A signed permission agreement does you no good if you leave it at home. Carry a physical or digital copy whenever you’re working on the property. If a game warden, sheriff’s deputy, or concerned neighbor questions what you’re doing, producing a signed, dated document with the landowner’s contact information resolves most encounters on the spot. Without it, you may face detention, confiscation of harvested materials, or at minimum a very unpleasant conversation.
Moving harvested timber by common carrier requires a bill of lading under federal regulations. The Uniform Straight Bill of Lading must include the shipper’s name and address, the consignee, destination, description of the articles being shipped, and the weight of the load.6eCFR. Bills of Lading Many states also have their own timber transport documentation requirements, often including a load ticket showing the origin property, the landowner’s name, and the harvester’s permit number. Keeping these documents in the cab during transport is standard practice and will satisfy most roadside inspections.

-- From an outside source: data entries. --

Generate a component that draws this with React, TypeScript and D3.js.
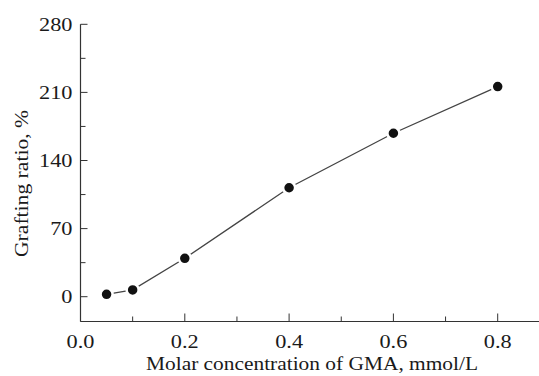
import React, { useEffect, useRef } from 'react';
import * as d3 from 'd3';

const concentrations = [0.05, 0.1, 0.2, 0.4, 0.6, 0.8];
const graftingRatios = [2.5, 7, 39.5, 112, 168, 216];
const yTicks = [0, 70, 140, 210, 280];
const xTicks = [0, 0.2, 0.4, 0.6, 0.8];

const Chart = () => {
  const ref = useRef<SVGSVGElement>(null);

  useEffect(() => {
    drawChart();
  }, []);

  const drawChart = () => {
    const svg = d3.select(ref.current);
    svg.selectAll('*').remove();

    const left = 80.5;
    const right = 539;
    const bottom = 321.5;
    const font = '"Liberation Serif", "Times New Roman", serif';
    const ink = '#1a1a1a';

    const x = d3.scaleLinear().domain([0, 0.8]).range([left, 497.7]);
    const y = d3.scaleLinear().domain([0, 280]).range([296.7, 24.3]);

    const data = concentrations.map((c, i) => ({ c, v: graftingRatios[i] }));

    // axes (left + bottom only)
    svg.append('line')
      .attr('x1', left).attr('x2', left)
      .attr('y1', y(280)).attr('y2', bottom)
      .attr('stroke', '#333').attr('stroke-width', 1.2);
    svg.append('line')
      .attr('x1', left).attr('x2', right)
      .attr('y1', bottom).attr('y2', bottom)
      .attr('stroke', '#333').attr('stroke-width', 1.2);

    // y ticks, pointing inward
    const yMinor = d3.range(35, 280, 70);
    svg.selectAll('.ymaj').data(yTicks).join('line')
      .attr('x1', left).attr('x2', left + 7)
      .attr('y1', d => y(d)).attr('y2', d => y(d))
      .attr('stroke', '#333').attr('stroke-width', 1);
    svg.selectAll('.ymin').data(yMinor).join('line')
      .attr('x1', left).attr('x2', left + 5)
      .attr('y1', d => y(d)).attr('y2', d => y(d))
      .attr('stroke', '#333').attr('stroke-width', 1);

    svg.selectAll('.ylab').data(yTicks).join('text')
      .attr('transform', d => `translate(72.5,${y(d)}) scale(1.24,1)`)
      .attr('dy', '0.35em')
      .attr('text-anchor', 'end')
      .attr('font-family', font).attr('font-size', 18)
      .attr('fill', ink)
      .text(d => d);

    // x ticks
    const xMinor = [0.1, 0.3, 0.5, 0.7];
    svg.selectAll('.xmaj').data(xTicks).join('line')
      .attr('x1', d => x(d)).attr('x2', d => x(d))
      .attr('y1', bottom).attr('y2', bottom - 8)
      .attr('stroke', '#333').attr('stroke-width', 1);
    svg.selectAll('.xmin').data(xMinor).join('line')
      .attr('x1', d => x(d)).attr('x2', d => x(d))
      .attr('y1', bottom).attr('y2', bottom - 5)
      .attr('stroke', '#333').attr('stroke-width', 1);

    svg.selectAll('.xlab').data(xTicks).join('text')
      .attr('transform', d => `translate(${x(d)},341.5) scale(1.24,1)`)
      .attr('dy', '0.35em')
      .attr('text-anchor', 'middle')
      .attr('font-family', font).attr('font-size', 18)
      .attr('fill', ink)
      .text(d => d3.format('.1f')(d));

    // titles
    svg.append('text')
      .attr('x', 146).attr('y', 370)
      .attr('textLength', 332)
      .attr('lengthAdjust', 'spacingAndGlyphs')
      .attr('font-family', font).attr('font-size', 19)
      .attr('fill', ink)
      .text('Molar concentration of GMA, mmol/L');
    svg.append('text')
      .attr('transform', 'translate(28,257) rotate(-90)')
      .attr('textLength', 147)
      .attr('lengthAdjust', 'spacingAndGlyphs')
      .attr('font-family', font).attr('font-size', 19)
      .attr('fill', ink)
      .text('Grafting ratio, %');

    // line + markers (white halo leaves a gap at each marker)
    const line = d3.line<{ c: number; v: number }>()
      .x(d => x(d.c))
      .y(d => y(d.v));
    svg.append('path')
      .datum(data)
      .attr('d', line)
      .attr('fill', 'none')
      .attr('stroke', '#444')
      .attr('stroke-width', 1.3);

    svg.selectAll('circle').data(data).join('circle')
      .attr('cx', d => x(d.c))
      .attr('cy', d => y(d.v))
      .attr('r', 6)
      .attr('fill', '#111')
      .attr('stroke', '#fff')
      .attr('stroke-width', 2.5);
  };

  return (
    <svg
      ref={ref}
      width={539}
      height={376}
      style={{ position: 'absolute', left: 0, top: 0, background: '#fff' }}
    />
  );
};

export default function App() {
  return <Chart />;
}
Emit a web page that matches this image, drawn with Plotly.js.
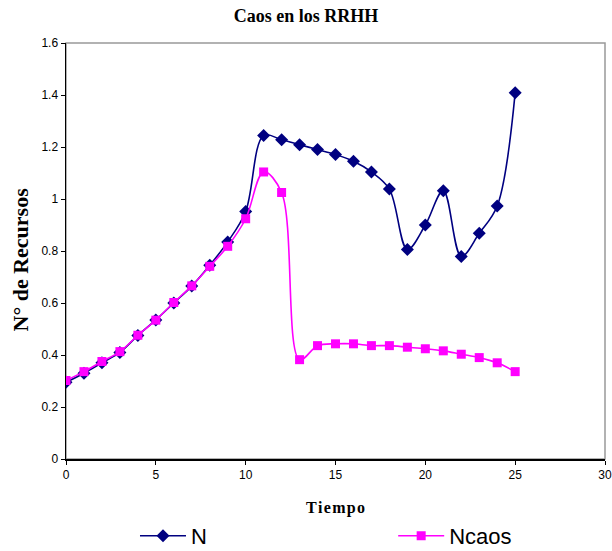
<!DOCTYPE html>
<html>
<head>
<meta charset="utf-8">
<script src="https://cdn.plot.ly/plotly-3.0.1.min.js"></script>
<style>html,body{margin:0;padding:0;background:#fff;}#chart{width:612px;height:551px;}</style>
</head>
<body>
<div id="chart"></div>
<script>
var tiempo = [0,1,2,3,4,5,6,7,8,9,10,11,12,13,14,15,16,17,18,19,20,21,22,23,24,25];
var N = [0.295,0.33,0.37,0.41,0.475,0.535,0.60,0.665,0.745,0.835,0.952,1.244,1.228,1.209,1.190,1.171,1.145,1.104,1.038,0.806,0.900,1.032,0.779,0.868,0.973,1.409];
var Ncaos = [0.302,0.336,0.375,0.413,0.476,0.534,0.602,0.666,0.741,0.818,0.924,1.104,1.025,0.382,0.436,0.443,0.443,0.436,0.436,0.430,0.424,0.416,0.403,0.390,0.370,0.336];
var xTicks = [0,5,10,15,20,25,30];
var yTicks = [0,0.2,0.4,0.6,0.8,1,1.2,1.4,1.6];

var traces = [
  {x: tiempo, y: N, name: 'N', type: 'scatter', mode: 'lines+markers', legend: 'legend',
   line: {color: '#000080', width: 1.6, shape: 'spline', smoothing: 1},
   marker: {symbol: 'diamond', size: 10, color: '#000080'}},
  {x: tiempo, y: Ncaos, name: 'Ncaos', type: 'scatter', mode: 'lines+markers', legend: 'legend2',
   line: {color: '#FF00FF', width: 1.6, shape: 'spline', smoothing: 1},
   marker: {symbol: 'square', size: 9, color: '#FF00FF'}}
];

var hs = '\u200A';
var legFont = {family: 'Liberation Sans, Arial, sans-serif', size: 22, color: '#000'};
var layout = {
  width: 612, height: 551,
  margin: {l: 66, r: 7, t: 43, b: 92, autoexpand: false},
  paper_bgcolor: '#fff', plot_bgcolor: '#fff',
  title: {text: '<b>Caos en los RRHH</b>', font: {family: 'Liberation Serif, Times New Roman, serif', size: 18, color: '#000'},
          x: 0.5, xanchor: 'center', y: 0.971, yanchor: 'middle'},
  xaxis: {range: [0,30], tickvals: xTicks, ticktext: xTicks.map(String), showgrid: false, zeroline: false,
          showline: true, linecolor: '#000', linewidth: 1.5, ticks: 'outside', ticklen: 4, tickcolor: '#000',
          tickfont: {family: 'Liberation Sans, Arial, sans-serif', size: 12, color: '#000'},
          title: {text: '<b>' + 'Tiempo'.split('').join(hs) + '</b>', font: {family: 'Liberation Serif, Times New Roman, serif', size: 16, color: '#000'}, standoff: 21}},
  yaxis: {range: [0,1.6], tickvals: yTicks, ticktext: ['0','0.2','0.4','0.6','0.8','1','1.2','1.4','1.6'], showgrid: false, zeroline: false,
          showline: true, linecolor: '#000', linewidth: 1.5, ticks: 'outside', ticklen: 4, tickcolor: '#000',
          tickfont: {family: 'Liberation Sans, Arial, sans-serif', size: 12, color: '#000'}},
  annotations: [{text: '<b>N° de Recursos</b>', textangle: -90, showarrow: false,
                 xref: 'paper', yref: 'paper', x: -0.0853, y: 0.4796, xanchor: 'center', yanchor: 'middle',
                 font: {family: 'Liberation Serif, Times New Roman, serif', size: 22, color: '#000'}}],
  shapes: [{type: 'rect', xref: 'paper', yref: 'paper', x0: 0, x1: 1, y0: 0, y1: 1,
            line: {color: '#999', width: 1.5}, layer: 'below'}],
  showlegend: true,
  legend: {orientation: 'h', x: 0.128, xanchor: 'left', y: -0.185, yanchor: 'middle',
           font: legFont, itemwidth: 46, bgcolor: 'rgba(0,0,0,0)'},
  legend2: {orientation: 'h', x: 0.607, xanchor: 'left', y: -0.185, yanchor: 'middle',
           font: legFont, itemwidth: 46, bgcolor: 'rgba(0,0,0,0)'}
};

Plotly.newPlot('chart', traces, layout, {displayModeBar: false, staticPlot: true});
</script>
</body>
</html>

For timber deeds and formal harvesting contracts, retain the original for at least as long as the IRS could audit the transaction, which is generally three years from filing but extends to six years if gross income was understated by more than 25%. Given that timber trespass claims and boundary disputes can surface years after the fact, holding onto permission documents, payment records, and any correspondence with the landowner for at least seven years is the safer approach. If the timber deed was recorded with the county, the public record provides a permanent backup, but your own copy with all the supporting paperwork tells the complete story.